** START OF DATA TO USE **
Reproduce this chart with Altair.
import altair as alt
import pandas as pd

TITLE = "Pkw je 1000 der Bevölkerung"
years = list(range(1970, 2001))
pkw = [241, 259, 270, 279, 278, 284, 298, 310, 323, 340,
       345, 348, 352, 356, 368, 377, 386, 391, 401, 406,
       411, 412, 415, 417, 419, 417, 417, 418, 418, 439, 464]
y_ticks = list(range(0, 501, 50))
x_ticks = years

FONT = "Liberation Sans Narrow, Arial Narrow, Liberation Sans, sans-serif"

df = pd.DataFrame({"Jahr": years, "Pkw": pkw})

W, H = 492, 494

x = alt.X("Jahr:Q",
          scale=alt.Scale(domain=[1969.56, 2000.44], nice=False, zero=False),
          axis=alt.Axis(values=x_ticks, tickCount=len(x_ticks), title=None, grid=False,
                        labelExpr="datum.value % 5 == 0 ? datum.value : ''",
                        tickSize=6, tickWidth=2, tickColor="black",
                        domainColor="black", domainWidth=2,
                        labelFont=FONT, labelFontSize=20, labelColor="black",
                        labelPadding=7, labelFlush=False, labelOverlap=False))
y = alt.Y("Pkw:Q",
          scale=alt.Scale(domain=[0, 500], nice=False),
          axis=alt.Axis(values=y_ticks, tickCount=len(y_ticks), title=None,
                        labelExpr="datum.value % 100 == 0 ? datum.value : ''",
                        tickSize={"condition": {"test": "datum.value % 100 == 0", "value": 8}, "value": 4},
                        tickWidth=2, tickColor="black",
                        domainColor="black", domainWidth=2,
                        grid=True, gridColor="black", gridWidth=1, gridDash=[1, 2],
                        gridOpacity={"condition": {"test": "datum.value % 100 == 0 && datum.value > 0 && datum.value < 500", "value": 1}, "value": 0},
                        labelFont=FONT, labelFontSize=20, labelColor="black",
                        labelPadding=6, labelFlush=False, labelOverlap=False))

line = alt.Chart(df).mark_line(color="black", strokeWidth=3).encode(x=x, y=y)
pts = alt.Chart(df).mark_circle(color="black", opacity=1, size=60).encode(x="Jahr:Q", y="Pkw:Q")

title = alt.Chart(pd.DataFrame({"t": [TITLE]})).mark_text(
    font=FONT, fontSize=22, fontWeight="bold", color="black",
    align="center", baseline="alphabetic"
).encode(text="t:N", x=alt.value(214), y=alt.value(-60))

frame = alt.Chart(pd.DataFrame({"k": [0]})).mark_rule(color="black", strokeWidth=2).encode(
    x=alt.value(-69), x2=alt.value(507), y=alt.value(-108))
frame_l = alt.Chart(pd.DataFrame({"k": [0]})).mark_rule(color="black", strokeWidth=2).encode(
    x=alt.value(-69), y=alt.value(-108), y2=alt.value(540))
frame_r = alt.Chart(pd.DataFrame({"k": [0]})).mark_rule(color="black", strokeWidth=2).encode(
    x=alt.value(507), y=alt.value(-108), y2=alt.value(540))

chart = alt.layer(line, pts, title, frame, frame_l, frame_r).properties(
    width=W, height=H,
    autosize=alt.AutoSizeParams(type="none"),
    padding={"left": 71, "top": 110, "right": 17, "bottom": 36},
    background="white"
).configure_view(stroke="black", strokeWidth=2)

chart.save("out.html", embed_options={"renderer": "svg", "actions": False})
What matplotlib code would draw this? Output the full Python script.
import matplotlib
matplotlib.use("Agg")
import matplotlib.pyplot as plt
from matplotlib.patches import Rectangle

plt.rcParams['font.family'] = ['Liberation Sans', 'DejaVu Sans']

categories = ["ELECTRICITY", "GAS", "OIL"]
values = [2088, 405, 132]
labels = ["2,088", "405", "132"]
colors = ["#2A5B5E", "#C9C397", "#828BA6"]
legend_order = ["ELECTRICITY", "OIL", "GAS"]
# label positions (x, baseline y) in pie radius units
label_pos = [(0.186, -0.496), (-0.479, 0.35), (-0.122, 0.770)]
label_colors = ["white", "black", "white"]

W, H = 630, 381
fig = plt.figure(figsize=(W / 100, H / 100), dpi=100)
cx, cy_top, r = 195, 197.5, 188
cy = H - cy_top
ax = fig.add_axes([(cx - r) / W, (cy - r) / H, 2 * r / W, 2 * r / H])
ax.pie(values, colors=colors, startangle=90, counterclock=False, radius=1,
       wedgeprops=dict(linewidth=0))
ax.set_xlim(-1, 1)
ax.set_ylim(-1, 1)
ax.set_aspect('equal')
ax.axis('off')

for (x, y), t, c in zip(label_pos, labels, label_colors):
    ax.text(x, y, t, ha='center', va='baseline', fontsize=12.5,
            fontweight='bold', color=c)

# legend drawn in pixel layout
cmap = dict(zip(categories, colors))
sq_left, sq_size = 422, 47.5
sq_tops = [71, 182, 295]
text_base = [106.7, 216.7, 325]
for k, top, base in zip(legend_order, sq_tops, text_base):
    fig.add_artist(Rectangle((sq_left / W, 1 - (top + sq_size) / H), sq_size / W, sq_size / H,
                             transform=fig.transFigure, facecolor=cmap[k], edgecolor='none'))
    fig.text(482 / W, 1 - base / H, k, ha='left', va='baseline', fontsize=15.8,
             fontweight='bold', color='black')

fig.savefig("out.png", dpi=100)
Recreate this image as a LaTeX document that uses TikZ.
** END OF DATA TO USE **
Copy, please, every line from the start of the entries down to the line that holds "x_ticks = years", with both of those lines included and no others.

Reproduce this chart with Altair.
import altair as alt
import pandas as pd

TITLE = "Pkw je 1000 der Bevölkerung"
years = list(range(1970, 2001))
pkw = [241, 259, 270, 279, 278, 284, 298, 310, 323, 340,
       345, 348, 352, 356, 368, 377, 386, 391, 401, 406,
       411, 412, 415, 417, 419, 417, 417, 418, 418, 439, 464]
y_ticks = list(range(0, 501, 50))
x_ticks = years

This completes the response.